Can harmonics cause equipment failure?

Yes, harmonics can cause various types of equipment failure. High levels of harmonic distortion can lead to:

  • Overheating in transformers, motors, and conductors due to increased I²R losses and skin effect
  • Insulation breakdown in motors and generators due to voltage spikes and high-frequency stress
  • Malfunction of sensitive electronic equipment such as computers, PLCs, and variable frequency drives
  • Premature aging of capacitors due to increased dielectric losses and heating
  • False tripping of circuit breakers and protective relays
  • Interference with communication systems and control signals

These failures can result in unplanned downtime, increased maintenance costs, and reduced equipment lifespan.

What is the relationship between harmonics and resonance?

Resonance occurs when a system's natural frequency matches the frequency of an external driving force, leading to a large amplitude response.

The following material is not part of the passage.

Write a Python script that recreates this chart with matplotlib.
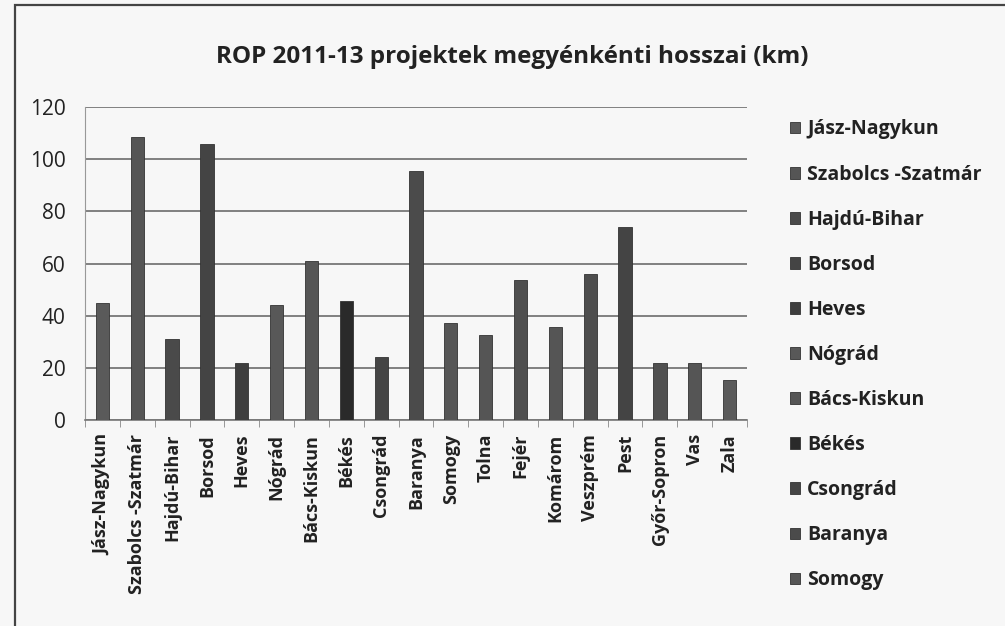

In electrical systems, resonance can occur between system inductances and capacitances at specific harmonic frequencies. This is particularly problematic because it can cause:

  • Voltage magnification at the resonant frequency, leading to overvoltages
  • Current magnification, leading to excessive currents and overheating
  • Equipment damage due to the stress of high voltages or currents

Parallel resonance (between system inductance and shunt capacitance) is particularly dangerous because it can cause very high voltages at the resonant frequency. Series resonance (between system inductance and series capacitance) can cause very high currents. Electrical engineers must carefully analyze system harmonics to avoid resonant conditions, often by adding filters or changing system configuration.

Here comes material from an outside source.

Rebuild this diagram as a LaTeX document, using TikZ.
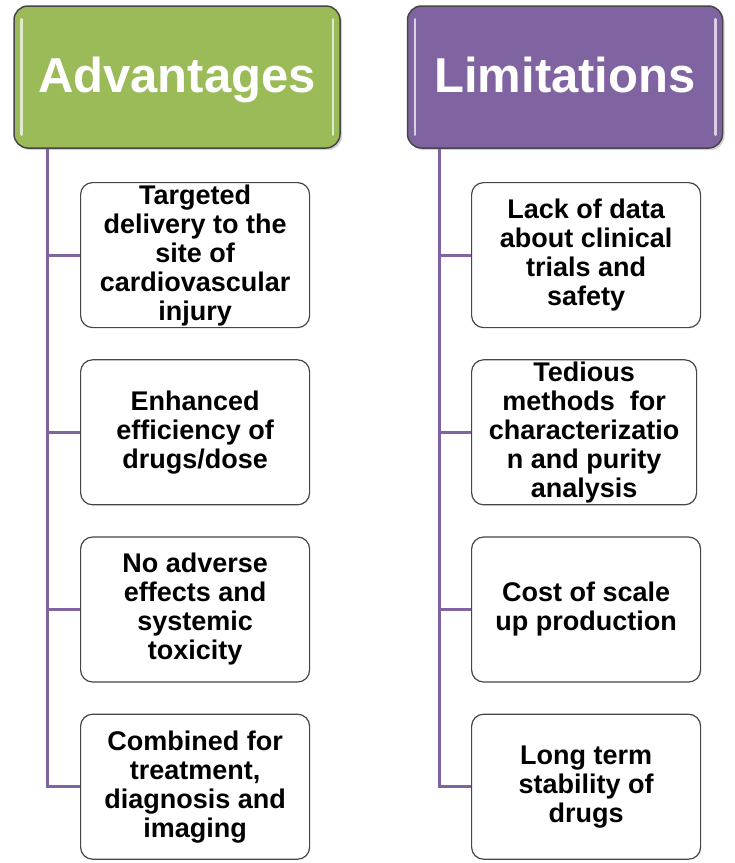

How are harmonics measured in practice?

Harmonics are typically measured using specialized instruments called power quality analyzers or harmonic analyzers. These devices can:

  • Measure the amplitude and phase of individual harmonics up to a specified order (often 50th or higher)
  • Calculate Total Harmonic Distortion (THD) for voltage and current
  • Display harmonic spectra as bar charts or waveforms
  • Record data over time to identify patterns and trends
  • Calculate other power quality parameters such as power factor, unbalance, and flicker

For basic measurements, some digital multimeters can measure THD, though they typically don't provide information about individual harmonics. For audio applications, spectrum analyzers or audio analysis software can display the harmonic content of a signal. In RF applications, spectrum analyzers are used to measure harmonic emissions from transmitters and other equipment.

What are some common methods for mitigating harmonics?

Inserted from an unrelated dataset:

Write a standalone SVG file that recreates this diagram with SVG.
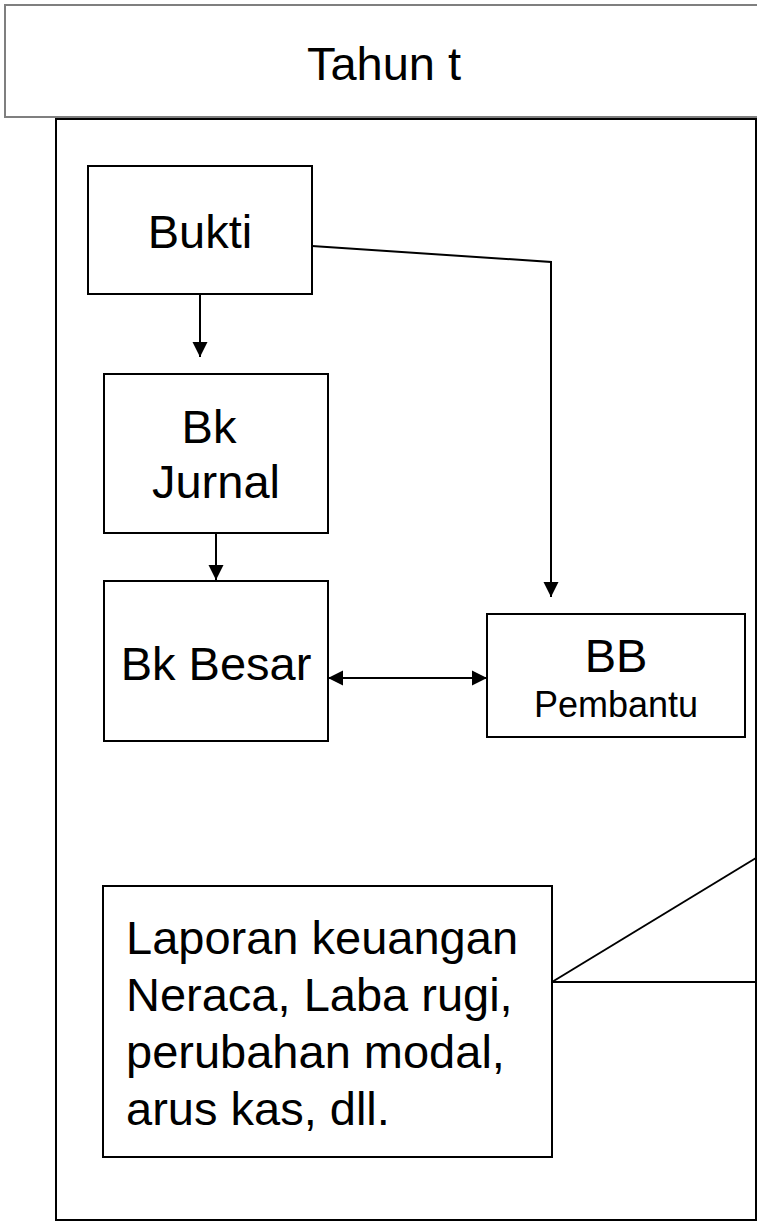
<svg xmlns="http://www.w3.org/2000/svg" width="757" height="1222" viewBox="0 0 757 1222">
  <style>
    .box { fill: #ffffff; stroke: #000000; stroke-width: 2; }
    .hdr { fill: #ffffff; stroke: #7f7f7f; stroke-width: 2; }
    .lbl { font-family: "Liberation Sans", Arial, sans-serif; font-size: 47px; fill: #000000; }
    .mid { text-anchor: middle; }
    .sm { font-size: 36px; }
    .ln { fill: none; stroke: #000000; stroke-width: 2; }
  </style>
  <defs>
    <marker id="arr" markerUnits="userSpaceOnUse" markerWidth="16" markerHeight="16" viewBox="0 0 16 16" refX="15" refY="8" orient="auto-start-reverse">
      <path d="M0,0.5 L15,8 L0,15.5 Z" fill="#000000"/>
    </marker>
  </defs>
  <rect width="757" height="1222" fill="#ffffff"/>

  <g id="header">
    <rect class="hdr" x="5" y="5" width="800" height="112"/>
    <text class="lbl mid" x="384" y="80">Tahun t</text>
  </g>

  <g id="container">
    <rect class="box" x="56" y="119" width="700" height="1101"/>
  </g>

  <g id="connectors">
    <line class="ln" x1="200" y1="294" x2="200" y2="357" marker-end="url(#arr)"/>
    <line class="ln" x1="216" y1="533" x2="216" y2="580" marker-end="url(#arr)"/>
    <polyline class="ln" points="312,246 551,262 551,597" marker-end="url(#arr)"/>
    <line class="ln" x1="328" y1="678" x2="487" y2="678" marker-start="url(#arr)" marker-end="url(#arr)"/>
    <line class="ln" x1="552" y1="982" x2="756" y2="858"/>
    <line class="ln" x1="552" y1="982" x2="756" y2="982"/>
  </g>

  <g id="bukti">
    <rect class="box" x="88" y="166" width="224" height="128"/>
    <text class="lbl mid" x="200" y="248">Bukti</text>
  </g>

  <g id="bk-jurnal">
    <rect class="box" x="104" y="374" width="224" height="159"/>
    <text class="lbl mid" x="209" y="443">Bk</text>
    <text class="lbl mid" x="216" y="498">Jurnal</text>
  </g>

  <g id="bk-besar">
    <rect class="box" x="104" y="581" width="224" height="160"/>
    <text class="lbl mid" x="216" y="680">Bk Besar</text>
  </g>

  <g id="bb-pembantu">
    <rect class="box" x="487" y="614" width="258" height="123"/>
    <text class="lbl mid" x="616" y="672">BB</text>
    <text class="lbl mid sm" x="616" y="717">Pembantu</text>
  </g>

  <g id="laporan">
    <rect class="box" x="103" y="886" width="449" height="271"/>
    <text class="lbl" x="126" y="954">Laporan keuangan</text>
    <text class="lbl" x="126" y="1011">Neraca, Laba rugi,</text>
    <text class="lbl" x="126" y="1068">perubahan modal,</text>
    <text class="lbl" x="126" y="1125">arus kas, dll.</text>
  </g>
</svg>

There are several effective methods for mitigating harmonics in electrical systems:

  1. Passive Filters: Tuned LC circuits that provide a low-impedance path for specific harmonic frequencies, effectively shunting them away from the system. These are cost-effective but can be sensitive to system changes.
  2. Active Filters: Power electronic devices that inject compensating currents to cancel out harmonics. These are more flexible and effective than passive filters but are more expensive.
  3. 12-Pulse or 18-Pulse Converters: Using converters with more pulses reduces the magnitude of characteristic harmonics. A 12-pulse converter eliminates the 5th and 7th harmonics, while an 18-pulse converter eliminates the 5th, 7th, 11th, and 13th harmonics.
  4. Active Front-End Drives: Variable frequency drives with active front ends that draw sinusoidal current from the supply, significantly reducing harmonic distortion.
  5. Phase Shifting Transformers: These can be used to create multi-pulse systems from standard 6-pulse drives, reducing harmonic distortion.
  6. K-Rated Transformers: Transformers specifically designed to handle the additional heating caused by harmonic currents.
  7. Line Reactors: Inductors placed in series with non-linear loads to reduce harmonic currents.

The best mitigation method depends on the specific system, the nature of the harmonic sources, and economic considerations.